* Begin DATA ROWS *

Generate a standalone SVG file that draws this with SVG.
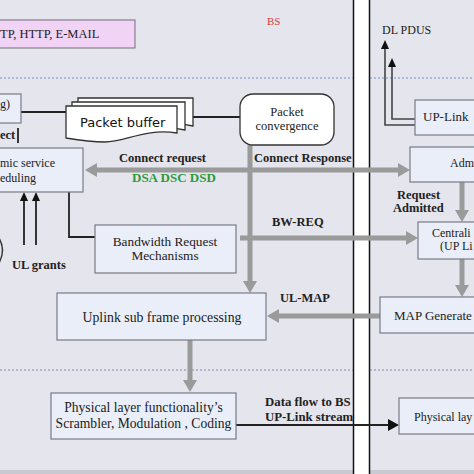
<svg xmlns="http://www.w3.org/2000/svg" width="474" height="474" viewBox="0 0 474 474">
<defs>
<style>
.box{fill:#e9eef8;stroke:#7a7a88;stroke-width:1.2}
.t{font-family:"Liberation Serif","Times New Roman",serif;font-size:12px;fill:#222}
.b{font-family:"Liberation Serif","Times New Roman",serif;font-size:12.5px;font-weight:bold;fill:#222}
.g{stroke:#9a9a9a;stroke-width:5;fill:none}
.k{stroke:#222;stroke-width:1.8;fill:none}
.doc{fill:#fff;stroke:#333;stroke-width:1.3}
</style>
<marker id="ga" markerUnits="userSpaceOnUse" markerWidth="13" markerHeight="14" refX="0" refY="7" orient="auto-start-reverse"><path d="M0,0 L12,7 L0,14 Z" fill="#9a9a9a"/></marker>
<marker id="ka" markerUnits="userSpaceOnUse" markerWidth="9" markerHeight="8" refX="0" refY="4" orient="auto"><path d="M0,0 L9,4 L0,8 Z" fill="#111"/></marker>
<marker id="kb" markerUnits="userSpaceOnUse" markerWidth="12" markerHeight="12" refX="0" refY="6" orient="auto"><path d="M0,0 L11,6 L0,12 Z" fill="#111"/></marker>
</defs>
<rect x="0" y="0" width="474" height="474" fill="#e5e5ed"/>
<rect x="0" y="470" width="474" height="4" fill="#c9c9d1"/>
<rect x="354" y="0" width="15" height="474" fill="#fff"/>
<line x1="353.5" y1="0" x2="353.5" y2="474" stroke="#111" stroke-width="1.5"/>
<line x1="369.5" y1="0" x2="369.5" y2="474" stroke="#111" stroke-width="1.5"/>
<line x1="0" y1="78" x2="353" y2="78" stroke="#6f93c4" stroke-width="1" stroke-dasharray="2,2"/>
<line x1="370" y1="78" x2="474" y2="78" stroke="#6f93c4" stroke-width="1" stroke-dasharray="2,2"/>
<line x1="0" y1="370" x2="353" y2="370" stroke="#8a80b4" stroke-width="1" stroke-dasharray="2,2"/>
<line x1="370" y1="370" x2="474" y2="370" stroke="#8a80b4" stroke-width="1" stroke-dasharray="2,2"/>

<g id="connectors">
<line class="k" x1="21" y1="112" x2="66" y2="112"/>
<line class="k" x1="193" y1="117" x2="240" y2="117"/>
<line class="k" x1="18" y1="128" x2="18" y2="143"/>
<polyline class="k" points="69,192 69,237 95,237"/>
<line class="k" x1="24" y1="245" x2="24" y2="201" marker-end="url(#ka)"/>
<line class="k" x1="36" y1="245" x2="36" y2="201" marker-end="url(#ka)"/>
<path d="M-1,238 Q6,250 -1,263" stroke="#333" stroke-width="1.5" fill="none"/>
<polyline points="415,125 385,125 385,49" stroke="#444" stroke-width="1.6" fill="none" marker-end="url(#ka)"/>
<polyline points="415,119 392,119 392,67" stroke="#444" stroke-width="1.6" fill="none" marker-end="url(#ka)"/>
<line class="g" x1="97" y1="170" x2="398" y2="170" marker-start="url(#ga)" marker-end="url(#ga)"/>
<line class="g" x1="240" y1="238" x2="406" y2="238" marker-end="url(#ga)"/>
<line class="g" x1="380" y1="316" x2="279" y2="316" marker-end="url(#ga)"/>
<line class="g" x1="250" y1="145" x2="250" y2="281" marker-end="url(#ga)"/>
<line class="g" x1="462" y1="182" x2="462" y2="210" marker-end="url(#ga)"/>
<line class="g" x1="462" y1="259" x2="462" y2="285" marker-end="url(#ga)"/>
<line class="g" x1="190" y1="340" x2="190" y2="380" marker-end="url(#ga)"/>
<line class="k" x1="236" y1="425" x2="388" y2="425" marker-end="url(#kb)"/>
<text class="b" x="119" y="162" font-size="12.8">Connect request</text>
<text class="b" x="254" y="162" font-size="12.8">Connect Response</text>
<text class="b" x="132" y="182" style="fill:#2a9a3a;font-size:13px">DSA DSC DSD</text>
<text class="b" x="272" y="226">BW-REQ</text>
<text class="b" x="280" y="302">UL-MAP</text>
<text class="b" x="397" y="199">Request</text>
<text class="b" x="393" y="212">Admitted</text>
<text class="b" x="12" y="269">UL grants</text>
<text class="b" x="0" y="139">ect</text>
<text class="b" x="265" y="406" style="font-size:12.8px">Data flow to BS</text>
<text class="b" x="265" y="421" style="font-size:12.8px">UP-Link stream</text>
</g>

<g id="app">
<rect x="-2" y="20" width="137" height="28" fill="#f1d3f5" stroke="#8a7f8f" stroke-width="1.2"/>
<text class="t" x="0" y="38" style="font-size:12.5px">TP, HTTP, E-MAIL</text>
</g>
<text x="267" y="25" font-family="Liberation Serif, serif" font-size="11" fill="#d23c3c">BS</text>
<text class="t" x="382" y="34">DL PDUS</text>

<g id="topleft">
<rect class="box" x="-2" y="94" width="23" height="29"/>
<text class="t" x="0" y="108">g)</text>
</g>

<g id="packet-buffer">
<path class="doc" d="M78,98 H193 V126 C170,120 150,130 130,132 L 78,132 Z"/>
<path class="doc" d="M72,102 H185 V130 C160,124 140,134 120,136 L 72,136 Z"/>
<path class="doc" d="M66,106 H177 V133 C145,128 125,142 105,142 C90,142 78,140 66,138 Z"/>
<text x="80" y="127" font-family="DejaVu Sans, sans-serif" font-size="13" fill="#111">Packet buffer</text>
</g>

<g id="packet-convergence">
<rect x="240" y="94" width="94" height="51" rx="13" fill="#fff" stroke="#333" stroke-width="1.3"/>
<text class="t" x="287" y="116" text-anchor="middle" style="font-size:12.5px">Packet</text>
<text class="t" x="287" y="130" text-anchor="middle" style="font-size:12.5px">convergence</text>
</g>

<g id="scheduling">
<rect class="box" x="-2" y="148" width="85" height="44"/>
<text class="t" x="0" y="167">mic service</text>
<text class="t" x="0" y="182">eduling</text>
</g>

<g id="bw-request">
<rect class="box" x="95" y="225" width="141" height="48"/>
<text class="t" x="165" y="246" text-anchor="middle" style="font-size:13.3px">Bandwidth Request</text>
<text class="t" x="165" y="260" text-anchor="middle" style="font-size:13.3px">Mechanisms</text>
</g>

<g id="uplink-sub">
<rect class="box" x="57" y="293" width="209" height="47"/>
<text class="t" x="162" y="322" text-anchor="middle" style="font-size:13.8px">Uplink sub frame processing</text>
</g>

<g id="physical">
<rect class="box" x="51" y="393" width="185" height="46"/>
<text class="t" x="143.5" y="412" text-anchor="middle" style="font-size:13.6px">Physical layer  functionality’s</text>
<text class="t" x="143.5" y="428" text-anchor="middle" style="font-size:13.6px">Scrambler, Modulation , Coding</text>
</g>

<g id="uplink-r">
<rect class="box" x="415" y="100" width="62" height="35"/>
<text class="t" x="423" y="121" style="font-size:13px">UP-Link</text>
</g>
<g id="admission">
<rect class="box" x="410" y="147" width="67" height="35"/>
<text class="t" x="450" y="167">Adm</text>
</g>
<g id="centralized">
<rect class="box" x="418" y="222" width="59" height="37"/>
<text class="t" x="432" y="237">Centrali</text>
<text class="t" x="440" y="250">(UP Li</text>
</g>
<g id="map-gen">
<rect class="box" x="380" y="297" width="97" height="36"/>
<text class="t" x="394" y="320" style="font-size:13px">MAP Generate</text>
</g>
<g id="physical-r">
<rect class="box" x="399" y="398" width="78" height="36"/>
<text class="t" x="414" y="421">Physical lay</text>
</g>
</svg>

* End DATA ROWS *
* Begin DATA ROWS *

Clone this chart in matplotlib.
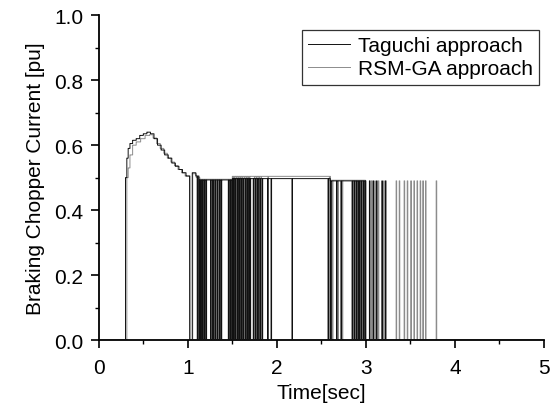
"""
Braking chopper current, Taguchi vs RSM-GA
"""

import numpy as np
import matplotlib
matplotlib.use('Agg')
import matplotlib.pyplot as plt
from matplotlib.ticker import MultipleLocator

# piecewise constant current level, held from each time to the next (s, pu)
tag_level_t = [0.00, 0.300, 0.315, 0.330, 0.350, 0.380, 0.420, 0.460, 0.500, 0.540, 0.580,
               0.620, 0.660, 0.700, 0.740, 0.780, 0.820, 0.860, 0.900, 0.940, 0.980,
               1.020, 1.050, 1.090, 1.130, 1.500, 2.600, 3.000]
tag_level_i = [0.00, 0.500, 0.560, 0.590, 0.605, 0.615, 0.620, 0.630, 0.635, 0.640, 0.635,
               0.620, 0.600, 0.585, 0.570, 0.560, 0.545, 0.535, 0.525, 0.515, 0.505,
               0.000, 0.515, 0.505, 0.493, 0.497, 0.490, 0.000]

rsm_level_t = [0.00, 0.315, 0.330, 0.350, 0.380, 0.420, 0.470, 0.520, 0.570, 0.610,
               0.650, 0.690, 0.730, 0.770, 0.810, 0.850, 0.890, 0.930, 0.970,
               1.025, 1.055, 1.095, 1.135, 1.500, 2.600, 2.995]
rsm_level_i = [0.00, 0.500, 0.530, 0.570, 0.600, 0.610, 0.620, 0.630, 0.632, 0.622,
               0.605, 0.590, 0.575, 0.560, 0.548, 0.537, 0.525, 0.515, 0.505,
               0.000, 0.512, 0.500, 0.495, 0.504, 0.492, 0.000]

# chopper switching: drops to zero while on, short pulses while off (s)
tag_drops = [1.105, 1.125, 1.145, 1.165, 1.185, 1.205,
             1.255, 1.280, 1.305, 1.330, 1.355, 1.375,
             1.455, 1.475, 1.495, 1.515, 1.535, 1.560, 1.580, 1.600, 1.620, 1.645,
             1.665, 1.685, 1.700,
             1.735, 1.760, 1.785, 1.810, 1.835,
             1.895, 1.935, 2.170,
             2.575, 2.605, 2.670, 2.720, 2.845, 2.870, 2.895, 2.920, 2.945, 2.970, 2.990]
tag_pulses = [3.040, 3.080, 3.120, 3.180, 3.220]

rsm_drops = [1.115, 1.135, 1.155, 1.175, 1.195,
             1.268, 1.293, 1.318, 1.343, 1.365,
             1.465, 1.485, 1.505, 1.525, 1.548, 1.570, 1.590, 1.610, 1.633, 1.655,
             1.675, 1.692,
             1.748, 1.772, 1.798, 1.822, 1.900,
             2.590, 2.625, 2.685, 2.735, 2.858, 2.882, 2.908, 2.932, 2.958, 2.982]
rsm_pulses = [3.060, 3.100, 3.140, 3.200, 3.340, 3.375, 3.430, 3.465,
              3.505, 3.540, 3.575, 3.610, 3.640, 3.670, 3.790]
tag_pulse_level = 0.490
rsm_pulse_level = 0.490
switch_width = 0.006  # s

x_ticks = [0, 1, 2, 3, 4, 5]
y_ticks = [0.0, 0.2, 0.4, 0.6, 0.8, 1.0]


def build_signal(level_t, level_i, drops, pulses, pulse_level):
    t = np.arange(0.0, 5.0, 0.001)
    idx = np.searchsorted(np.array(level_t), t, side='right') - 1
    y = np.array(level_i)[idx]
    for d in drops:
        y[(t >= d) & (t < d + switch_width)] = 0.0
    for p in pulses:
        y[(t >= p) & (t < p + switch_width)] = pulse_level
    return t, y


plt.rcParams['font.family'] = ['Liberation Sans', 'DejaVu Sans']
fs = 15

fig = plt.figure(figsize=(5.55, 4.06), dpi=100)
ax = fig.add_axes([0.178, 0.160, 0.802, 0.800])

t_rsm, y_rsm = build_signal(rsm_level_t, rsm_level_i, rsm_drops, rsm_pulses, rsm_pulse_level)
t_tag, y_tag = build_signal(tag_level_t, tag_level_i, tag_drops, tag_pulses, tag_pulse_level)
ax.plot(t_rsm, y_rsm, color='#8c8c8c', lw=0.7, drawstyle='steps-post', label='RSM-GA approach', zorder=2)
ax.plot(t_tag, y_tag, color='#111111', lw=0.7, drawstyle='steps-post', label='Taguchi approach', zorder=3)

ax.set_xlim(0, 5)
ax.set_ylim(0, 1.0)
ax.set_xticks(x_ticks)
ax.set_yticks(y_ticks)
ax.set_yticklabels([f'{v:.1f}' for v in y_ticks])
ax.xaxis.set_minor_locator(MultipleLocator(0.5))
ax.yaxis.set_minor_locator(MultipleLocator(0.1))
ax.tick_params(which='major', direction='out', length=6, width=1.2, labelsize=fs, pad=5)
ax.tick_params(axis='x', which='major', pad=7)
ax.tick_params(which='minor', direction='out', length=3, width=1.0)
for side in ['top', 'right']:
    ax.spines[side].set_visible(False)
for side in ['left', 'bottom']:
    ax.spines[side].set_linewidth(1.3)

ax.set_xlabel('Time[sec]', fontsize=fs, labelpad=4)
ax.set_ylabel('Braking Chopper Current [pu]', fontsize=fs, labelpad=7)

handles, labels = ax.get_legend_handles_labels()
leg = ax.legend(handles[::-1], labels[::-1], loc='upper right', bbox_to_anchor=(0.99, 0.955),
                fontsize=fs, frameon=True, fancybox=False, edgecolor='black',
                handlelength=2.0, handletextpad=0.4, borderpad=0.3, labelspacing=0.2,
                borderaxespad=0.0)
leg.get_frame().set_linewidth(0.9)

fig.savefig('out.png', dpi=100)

* End DATA ROWS *

→ GOAL OF THE EXERCISE:
Leave out the pictures and transcribe exactly the lines from the one containing "Clone this chart in matplotlib." through the one containing "from matplotlib.ticker import MultipleLocator".

→ EXERCISE ANSWER:
Clone this chart in matplotlib.
"""
Braking chopper current, Taguchi vs RSM-GA
"""

import numpy as np
import matplotlib
matplotlib.use('Agg')
import matplotlib.pyplot as plt
from matplotlib.ticker import MultipleLocator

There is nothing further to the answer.